Jason Reitman was proud to introduce Ellen Page
Jason Reitman was proud to introduce Ellen Page

He and I both discovered Diablo Cody a while ago; she worked as a stripper in Minneapolis, created a blog about her experiences, and turned it into a fun book on the limits of what people will do for fun, money, and experience. This led to her discovery by Hollywood and now this screenplay about a 16-year-old girl who gets pregnant and decides to give her baby to a couple who wants to adopt. The script is packed with humor and a dash of pathos; the film felt both more savvy and less self-aware than the teen angst-driven Napoleon Dynamite. There’s less laughing at people and more laughing with them.

Juno, played by the lovely and extremely talented Ellen Page, is an ordinary sixteen-year-old who acts on a year-long crush, with big consequences. Michael Cera plays the object of her affections, who tries to take his cues from the independent and collected teen. At first she decides to seek an abortion; then she hears that her fetus probably has fingernails by this time in her pregnancy, and in the clinic waiting room a building symphony of fingernail scratching and clicking and picking like that classic percussive scene in Delicatessen sends her right back out the door of the clinic before she’s carried out her plan.
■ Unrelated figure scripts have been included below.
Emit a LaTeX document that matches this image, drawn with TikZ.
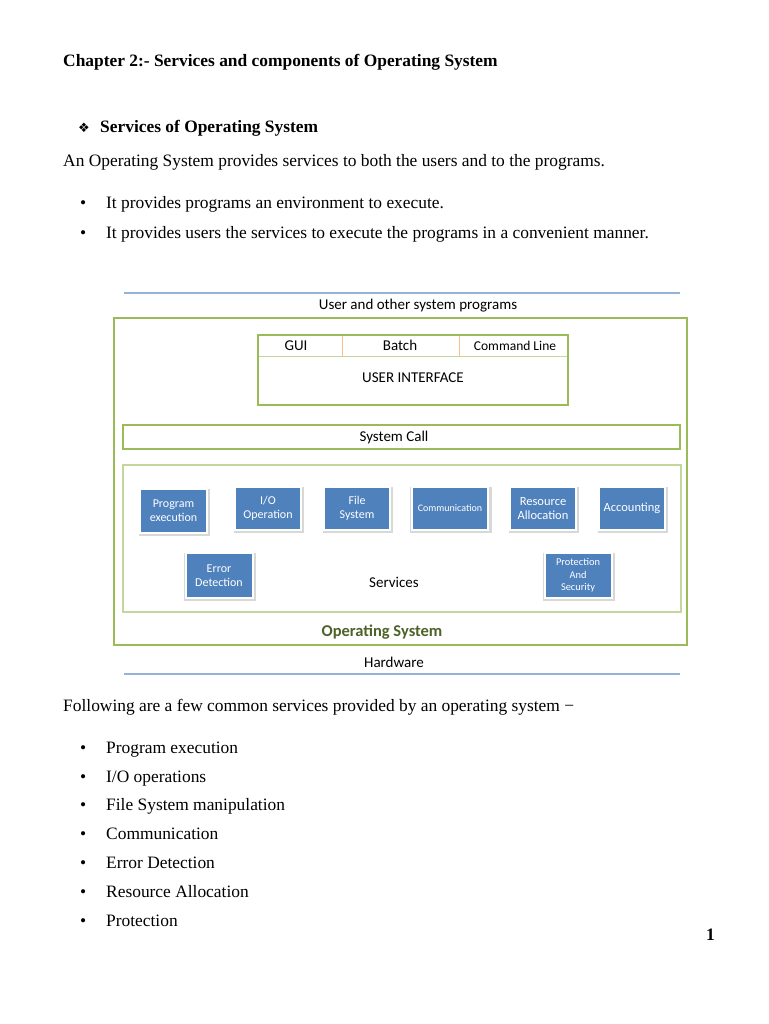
\documentclass[tikz,border=0pt]{standalone}
\usepackage{fontspec}
\setmainfont{Liberation Serif}
\newfontfamily\calfont{Carlito}
\newfontfamily\dvfont{DejaVu Sans}
\usetikzlibrary{shadows}
\definecolor{ogreen}{HTML}{9BBB59}
\definecolor{lgreen}{HTML}{C3D69B}
\definecolor{sblue}{HTML}{4F81BD}
\definecolor{lblue}{HTML}{95B3D7}
\definecolor{orng}{HTML}{FAC090}
\definecolor{olive}{HTML}{4F6228}
\begin{document}
\begin{tikzpicture}[x=1pt,y=-1pt,
  body/.style={anchor=base west, inner sep=0, font=\fontsize{17.4}{20}\selectfont},
  bodyb/.style={body, font=\bfseries\fontsize{17.4}{20}\selectfont},
  dtext/.style={inner sep=0, yshift=-2.2pt, text height=1.5ex, text depth=0.3ex, font=\calfont\fontsize{15}{17}\selectfont},
  gbox/.style={draw=ogreen, line width=2pt},
  svc/.style={fill=sblue, draw=white, line width=2pt, text=white, align=center,
    inner sep=0, font=\calfont\fontsize{12}{14}\selectfont,
    general shadow={shadow scale=1.07, shadow xshift=1pt, shadow yshift=-1.2pt, opacity=0.3, fill=gray}},
  blueline/.style={draw=lblue, line width=1.5pt}]
\useasboundingbox[fill=white] (0,0) rectangle (768,1024);

% heading text
\node[bodyb] (title) at (63,67) {Chapter 2:- Services and components of Operating System};
\node[anchor=base west, inner sep=0, font=\dvfont\fontsize{13}{15}\selectfont] (diam) at (78,133) {❖};
\node[bodyb] (sub) at (100,133) {Services of Operating System};
\node[body] (intro) at (63,167) {An Operating System provides services to both the users and to the programs.};
\node[body] (b1d) at (80,209) {•};
\node[body] (b1) at (106,209) {It provides programs an environment to execute.};
\node[body] (b2d) at (80,238) {•};
\node[body] (b2) at (106,238) {It provides users the services to execute the programs in a convenient manner.};

% diagram
\coordinate (tl1) at (124,293);
\coordinate (tl2) at (680,293);
\draw[blueline] (tl1) -- (tl2);
\node[dtext] (userprog) at (418,305) {User and other system programs};

\draw[gbox, line width=2.5pt] (114,318) rectangle (687,645);

% user interface
\draw[draw=lgreen, line width=0.8pt] (258,356) -- (568,356);
\draw[draw=orng, line width=1pt] (342,335) -- (342,356);
\draw[draw=orng, line width=1pt] (459,335) -- (459,356);
\draw[gbox] (258,335) rectangle (568,405);
\node[dtext] (gui) at (296,346) {GUI};
\node[dtext] (batch) at (400,346) {Batch};
\node[dtext, font=\calfont\fontsize{13.5}{15}\selectfont] (cmd) at (515,346) {Command Line};
\node[dtext] (ui) at (413,378) {USER INTERFACE};

% system call
\draw[gbox] (123,425) rectangle (680,449);
\node[dtext] (syscall) at (394,437) {System Call};

% services
\draw[draw=lgreen, line width=1.5pt] (123,465) rectangle (681,612);
\node[svc, minimum width=67, minimum height=44] (prog) at (173.5,511) {Program\\execution};
\node[svc, minimum width=66, minimum height=43] (io) at (268,508.5) {I/O\\Operation};
\node[svc, minimum width=66, minimum height=43] (file) at (357,508.5) {File\\System};
\node[svc, minimum width=76, minimum height=43, font=\calfont\fontsize{10}{12}\selectfont] (comm) at (450,508.5) {Communication};
\node[svc, minimum width=66, minimum height=43, font=\calfont\fontsize{12.5}{14}\selectfont] (res) at (543,508.5) {Resource\\Allocation};
\node[svc, minimum width=66, minimum height=43, font=\calfont\fontsize{12.5}{14}\selectfont] (acc) at (632,508.5) {Accounting};
\node[svc, minimum width=67, minimum height=45] (err) at (219,575.5) {Error\\Detection};
\node[svc, minimum width=67, minimum height=45, font=\calfont\fontsize{10.4}{12.5}\selectfont] (prot) at (578,575.5) {Protection\\And\\Security};
\node[dtext] (services) at (394,583) {Services};
\node[dtext, font=\calfont\bfseries\fontsize{16.5}{18}\selectfont, text=olive] (os) at (382,632) {Operating System};
\node[dtext] (hw) at (394,663) {Hardware};
\coordinate (bl1) at (124,674);
\coordinate (bl2) at (680,674);
\draw[blueline] (bl1) -- (bl2);

% list
\node[body] (follow) at (63,711) {Following are a few common services provided by an operating system −};
\foreach \y/\t [count=\i] in {753/{Program execution}, 782/{I/O operations}, 810/{File System manipulation},
  839/{Communication}, 868/{Error Detection}, 897/{Resource Allocation}, 926/{Protection}}{
  \node[body] (ld\i) at (80,\y) {•};
  \node[body] (li\i) at (106,\y) {\t};
}
\node[bodyb] (pnum) at (706,940) {1};
\end{tikzpicture}
\end{document}
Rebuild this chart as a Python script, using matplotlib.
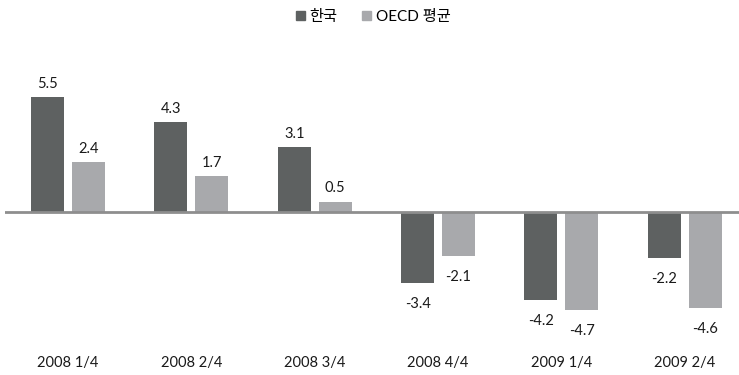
import matplotlib
matplotlib.use("Agg")
import matplotlib.pyplot as plt
import numpy as np

plt.rcParams['font.family'] = ['Lato', 'Noto Sans CJK KR', 'DejaVu Sans']

quarters = ["2008 1/4", "2008 2/4", "2008 3/4", "2008 4/4", "2009 1/4", "2009 2/4"]
korea = [5.5, 4.3, 3.1, -3.4, -4.2, -2.2]
oecd = [2.4, 1.7, 0.5, -2.1, -4.7, -4.6]
series_names = ["한국", "OECD 평균"]

c_korea = "#5e6161"
c_oecd = "#a8a9ac"
c_text = "#1a1a1a"

W, H = 739, 375
fig = plt.figure(figsize=(W / 100, H / 100), dpi=100)
# axes: left 5px, right edge, top 60px, bottom 350px
ax = fig.add_axes([5 / W, 1 - 350 / H, 1 - 5 / W, (350 - 60) / H])

x = np.arange(len(quarters))
bw = 0.268
off = 0.166
b1 = ax.bar(x - off, korea, bw, color=c_korea, zorder=2)
b2 = ax.bar(x + off, oecd, bw, color=c_oecd, zorder=2)

px_per_unit = 20.95
ax.set_ylim(-(350 - 212) / px_per_unit, (212 - 60) / px_per_unit)
ax.set_xlim(-0.511, 5.44)

ax.axhline(0, color="#8e8e8e", lw=2, zorder=3)

for bars, vals in ((b1, korea), (b2, oecd)):
    for b, v in zip(bars, vals):
        cx = b.get_x() + b.get_width() / 2
        dy = 9.5 if v >= 0 else -15
        ax.annotate(f"{v:.1f}", (cx, v), xytext=(0, dy), textcoords="offset points",
                    ha="center", va="center", fontsize=10.5, color=c_text)

ax.set_xticks(x)
ax.set_xticklabels(quarters, fontsize=10.5, color=c_text)
ax.tick_params(axis="x", length=0, pad=4)
ax.set_yticks([])
for s in ax.spines.values():
    s.set_visible(False)

handles = [plt.Rectangle((0, 0), 1, 1, color=c_korea), plt.Rectangle((0, 0), 1, 1, color=c_oecd)]
fig.legend(handles, series_names, loc="center", bbox_to_anchor=(373 / W, 1 - 17 / H),
           ncol=2, frameon=False, fontsize=11, handlelength=0.6, handleheight=0.6,
           handletextpad=0.3, columnspacing=1.6)

fig.savefig("out.png", dpi=100)
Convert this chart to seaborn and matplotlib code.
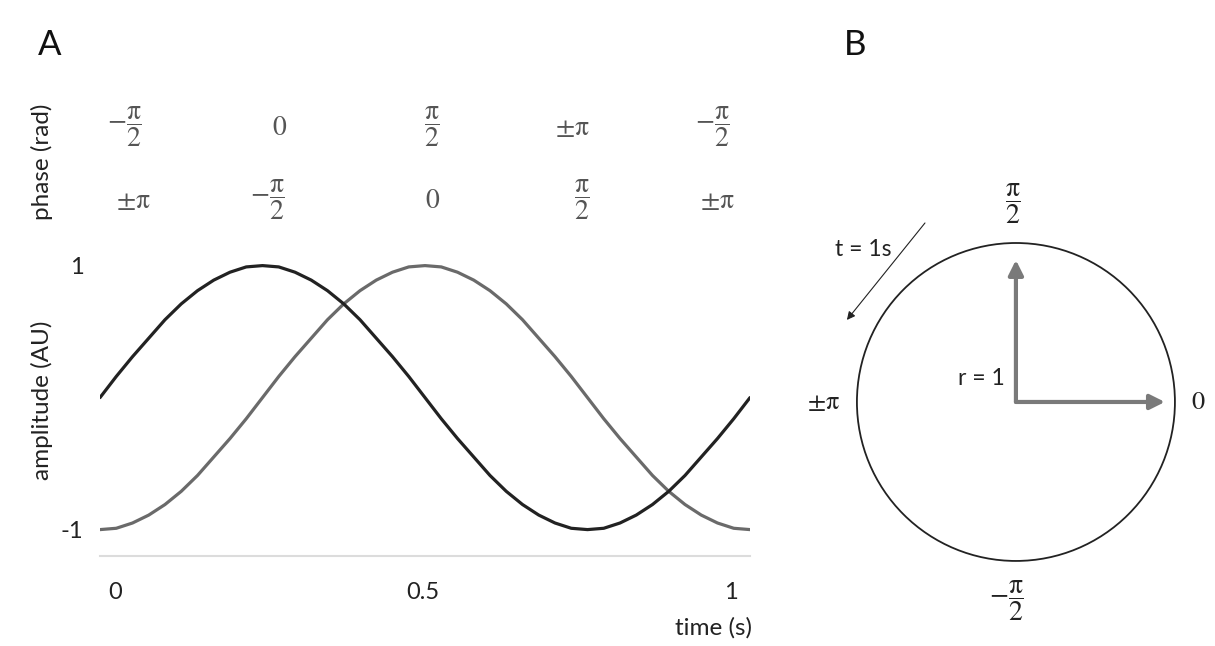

Instead, she carries out her pregnancy, and she and her best friend find an ad for a perfect couple looking to adopt a baby in the Penny Saver. Her family is supportive in all the important ways, but the couple turn out to have more problems than their McMansion can hold. Everyone does the right things in the end, but there’s nothing cliched or sappy about any of the resolutions.

This is a great, compassionate contemporary comedy about how people really behave, with a wonderful script and fantastic performances all around (from Michael Cera and J.K. Simmons in particular, as well as Allison Janney, Olivia Thirlby, and Jason Bateman).